Previous month:
September 2013
Next month:
November 2013

October 2013

Halloween Pet Safety Tips

Its that time of year again. The sooner the kids come and relieve me of the candy in the house, the happier I will be. While I am more concerned with my candy consumption, there are real dangers for your pets.

1. Provide a safe place for your pet away from the door. It can be very confusing for them. The constant ringing of the doorbell, all the strange looking people, along with the screaming for candy, can be confusing and scary to your pet. Under these circumstances, your frightened pet may pose a bite risk.

2. Make sure that your pet is identified with readable tags and update your microchip company with current information. Many pets escape out the ever opening front door. Shelters see an increase in their numbers during Halloween.

3. Veterinarians and Animal Poison Control also see an increase in the number of pets as a result of poisoning and intestinal obstructions because the pet helped themselves to the Halloween candy you left within their reach. Most Halloween candy contains chocolate, artificial sugars, and wrappers.  
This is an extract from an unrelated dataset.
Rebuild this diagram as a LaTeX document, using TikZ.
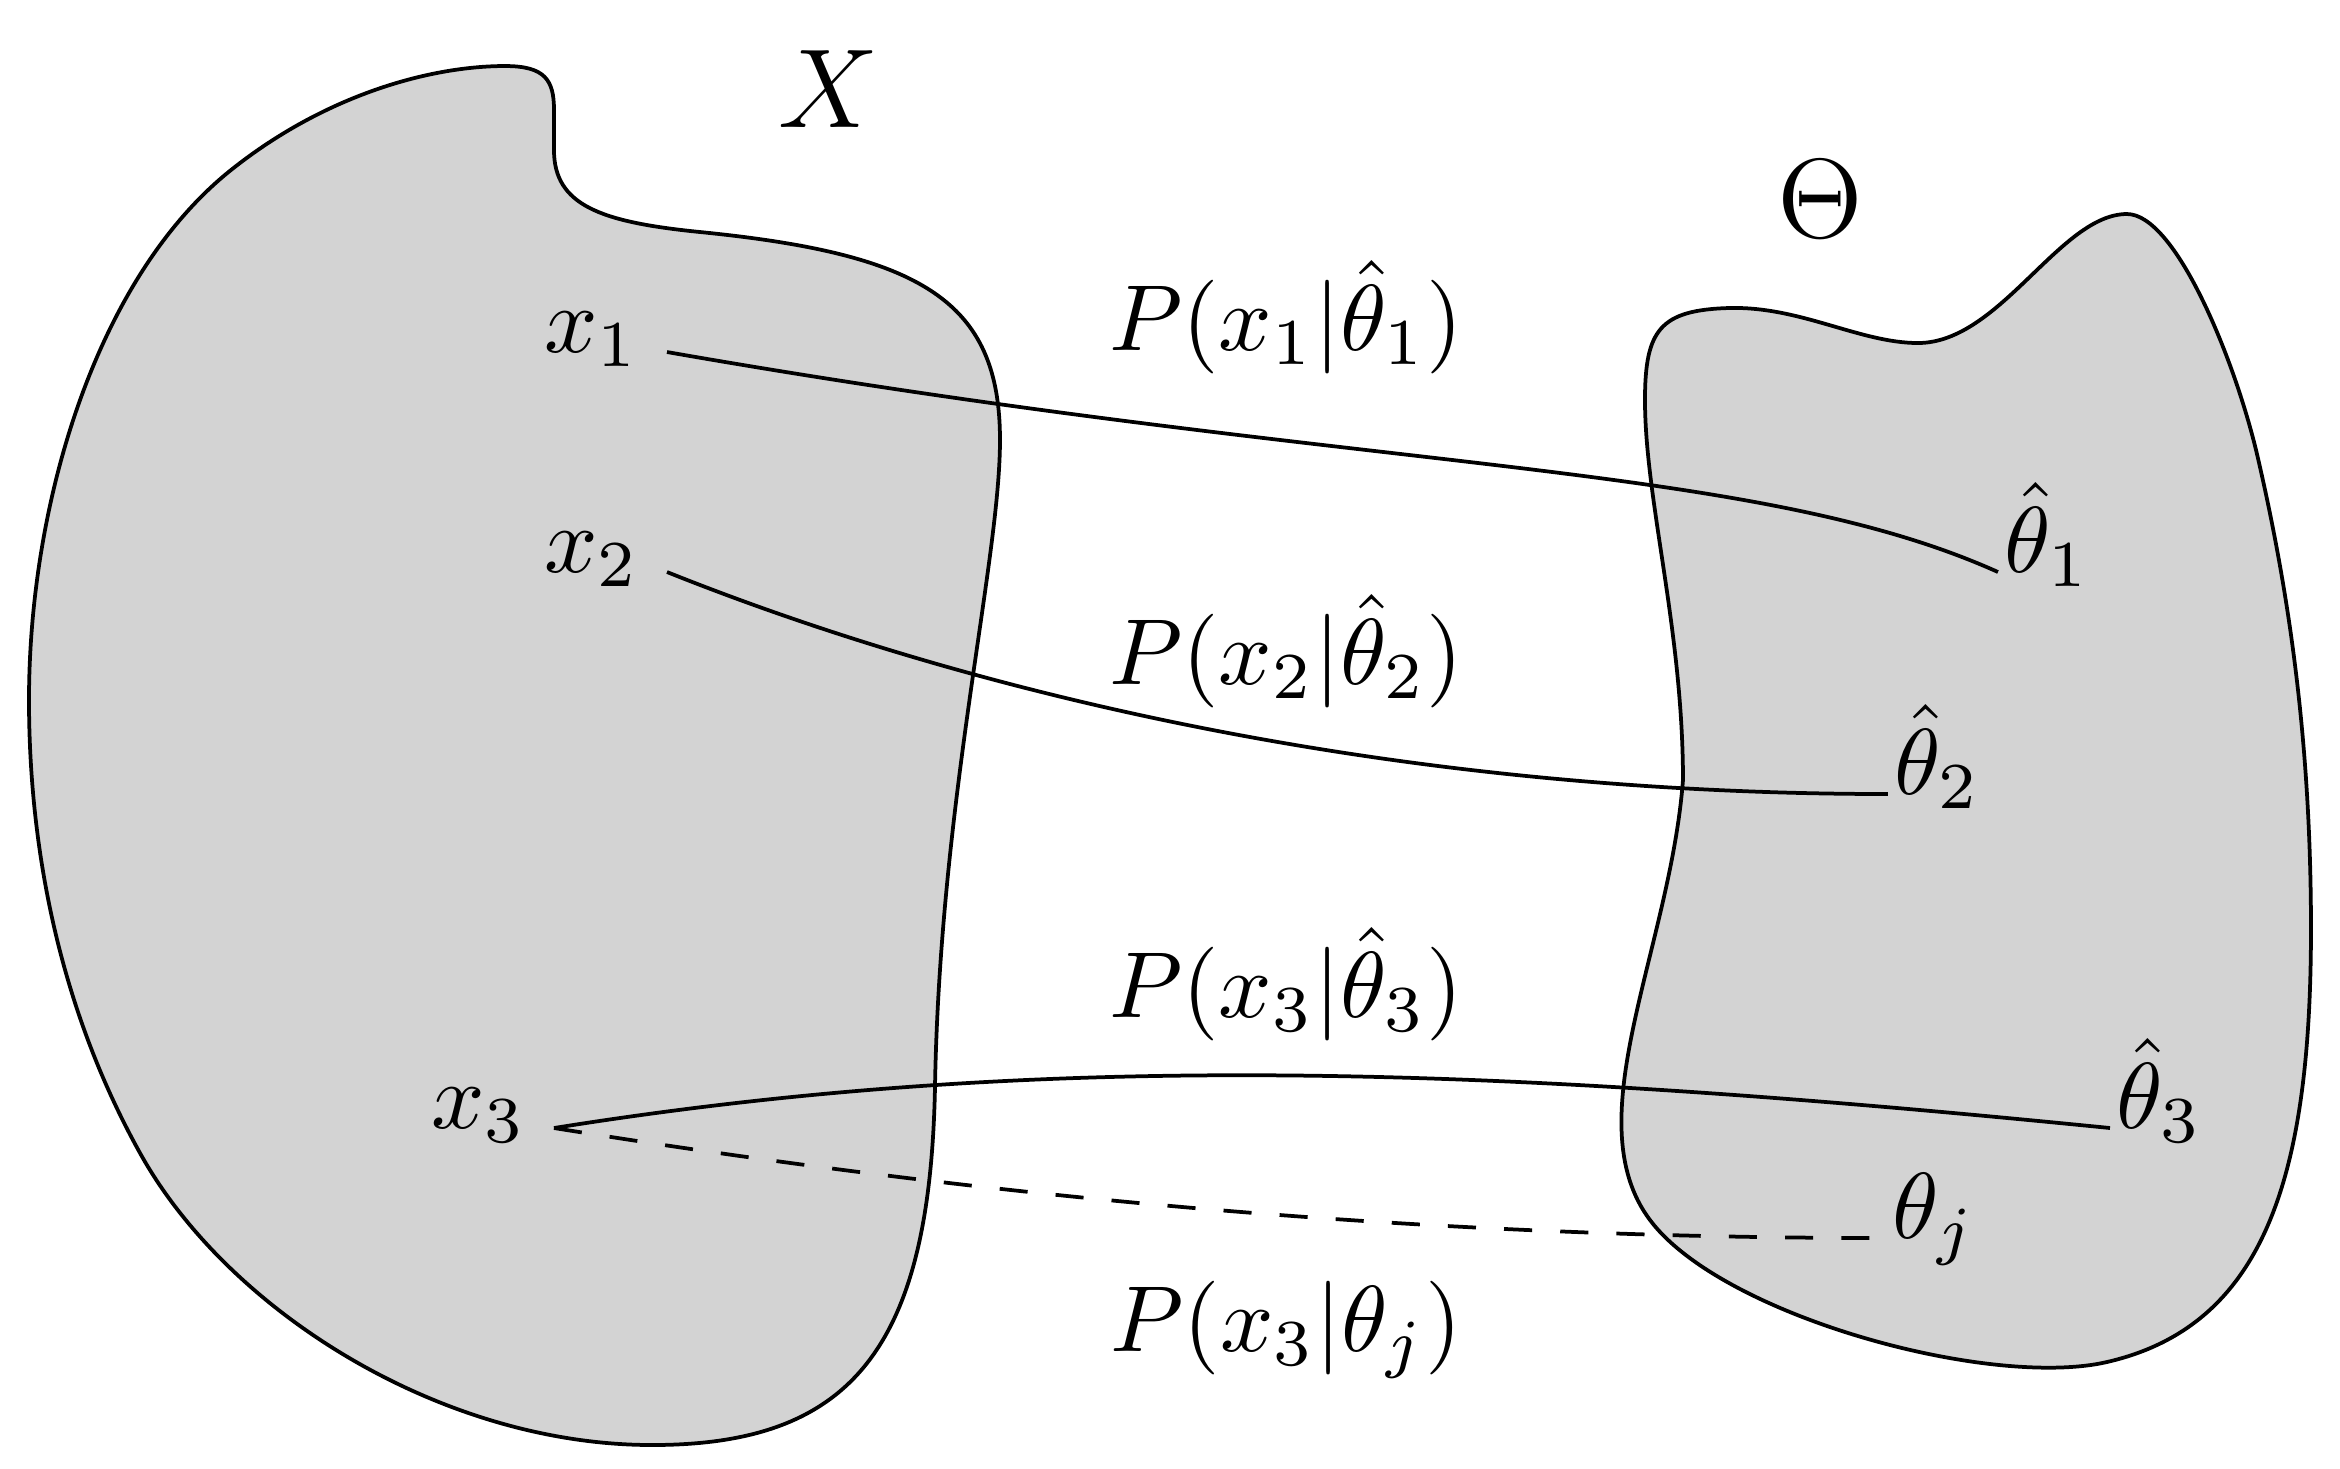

4. Pets can knock over the lit candles in pumpkins causing a fire, chew on strung lights, choke on small ghouish decorations, and poison themselves with fake blood and glowsticks. 

5. If you must put a costume on your pet, remove all chocking hazards. In adition, watch for discomfort and blocked vision.
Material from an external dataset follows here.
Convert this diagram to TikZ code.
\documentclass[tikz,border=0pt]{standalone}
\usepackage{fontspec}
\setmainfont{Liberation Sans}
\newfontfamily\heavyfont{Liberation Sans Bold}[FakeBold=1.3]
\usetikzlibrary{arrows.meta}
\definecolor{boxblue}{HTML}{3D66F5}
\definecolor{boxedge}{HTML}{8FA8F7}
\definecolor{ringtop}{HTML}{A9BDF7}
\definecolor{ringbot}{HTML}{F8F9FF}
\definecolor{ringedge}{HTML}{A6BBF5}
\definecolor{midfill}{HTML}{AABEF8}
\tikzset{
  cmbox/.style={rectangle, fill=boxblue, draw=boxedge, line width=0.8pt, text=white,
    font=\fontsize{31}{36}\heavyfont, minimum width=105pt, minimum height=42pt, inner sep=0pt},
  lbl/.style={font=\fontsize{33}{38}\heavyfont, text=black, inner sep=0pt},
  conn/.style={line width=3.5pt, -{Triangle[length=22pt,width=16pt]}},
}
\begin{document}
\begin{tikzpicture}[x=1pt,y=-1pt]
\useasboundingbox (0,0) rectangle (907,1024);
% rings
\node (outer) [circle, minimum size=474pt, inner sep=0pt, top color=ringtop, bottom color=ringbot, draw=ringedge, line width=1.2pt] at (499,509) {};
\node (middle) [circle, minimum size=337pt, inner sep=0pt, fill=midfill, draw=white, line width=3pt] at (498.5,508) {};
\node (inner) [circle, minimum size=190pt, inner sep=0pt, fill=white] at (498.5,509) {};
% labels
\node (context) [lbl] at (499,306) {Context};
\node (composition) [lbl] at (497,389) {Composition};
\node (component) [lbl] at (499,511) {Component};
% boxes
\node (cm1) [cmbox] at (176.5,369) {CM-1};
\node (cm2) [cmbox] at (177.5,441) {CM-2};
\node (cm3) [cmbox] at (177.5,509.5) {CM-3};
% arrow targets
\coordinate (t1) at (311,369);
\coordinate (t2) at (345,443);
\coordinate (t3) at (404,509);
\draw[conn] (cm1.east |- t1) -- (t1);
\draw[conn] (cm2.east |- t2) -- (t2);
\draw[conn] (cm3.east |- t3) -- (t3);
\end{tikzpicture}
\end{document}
6. If you must take them trick or treating, put flashing LED's or lighted collars so cars can see them too. Look for signs of stress and exhaustion. They are not nearly as excited as the children are to go door to door.

Halloween is my favorite time of year. I do not want to ruin my holiday because my pet was injured, lost, or caused injury to another.

 

 

 


Holiday Stress and Pets

It is October and the holiday season has just begun. With it come higher stress levels for us as well as for our pets.

 

Causes Of Stress In Pets

 

  1. Over stressed family members. When we are stressed our bodies release adrenaline and cortisol hormones. A pet’s sense of smell is greater than ours and they are able to perceive these hormones on us. As they look to us as their pack leader, if we are worried, there must be something to worry about.
  2. Change in diet. The holiday season can disrupt their normal diet and feeding schedule. Holiday food is richer, higher in fat, and more available.
  3. Change in routine. You spend more time away from home shopping and visiting.
  4. Extra visitors in your home. Your pet’s senses are in overload. There may be children running around trying to touch them as well as adults using different or too much perfumes or colognes. Your house may be louder than normal with many tasty temptations everywhere. Visitors may also be other pets traveling with your guests. Like us, not all “relatives” are looked forward to.
  5. Travel. Visiting out of area friends and relatives is disruptive regardless of whether they are boarded or coming with us.

 

Effects Of Stress On Pets

 

Studies have shown a similarity between the effects of stress on our bodies and that of pets. When adrenaline and cortisol is released into your pet’s body, the heart and respiratory rate, as well as the aging process speeds up. In addition, it inhibits the immune system, reduces blood flow to the brain, and shuts down the reproductive system. A secondary effect of a suppressed reproductive system is cardiovascular disease.

 

Indications Of Stress In Pets

 

-Your pet may suffer from depression, restlessness, exhaustion, and lack of appetite.

 

-Your pet may exhibit aggressive, destructive, or obsessive compulsive behavior.

 

-Your pet may vocalize more.

 

-Your pet may experience physical ailments related to the immune, digestive, respiratory, and circulatory systems.

 

Ways To Relieve Stress In Your Pets

 

  1. Provide a quiet place for your pet to escape. It can be as simple as allowing them in a bedroom and closing the door. Or cover their crates with a sheet for privacy.
  2. Infuse your dog’s area with lavender essential oil in a diffuser. Do not use essential oils with cats or other pets with respiratory issues or around birds at all. Do not use candles with essential oils, as it may be a fire hazard.
  3. Add soothing music to their environment. My favorites are Chakra Suite by Steven Halpern, Beloved Companion by Amy Camie, and Calming Music For Pets.
  4. Give size appropriate toys for mental stimulation.
  5. Keep to their normal diet and feeding schedule.
  6. If traveling, plan well. Let’s Go Fido is an eBook filled with many tips for safe and stress-free traveling, as well as for when your pets are boarded.
  7. Extra exercise. Movements dissipate both adrenaline and cortisol resulting in calmer pets.
  8. Energy space clearing. Our homes become filled with stressful energies. Everyone will benefit from a space clearing. This is a great article on Space Clearing detailing the many simple ways you can clear your own home.
  9. Use protective and grounding stones around your home. Keep them out of reach of chewers. This will benefit the entire household. Any brown, black, red, yellow, or pink stones are a good choice.

 

Over the holiday season, paying attention to your pet’s stress level while actively countering their effects on their mind and body will result in an all around positive change in your life as well.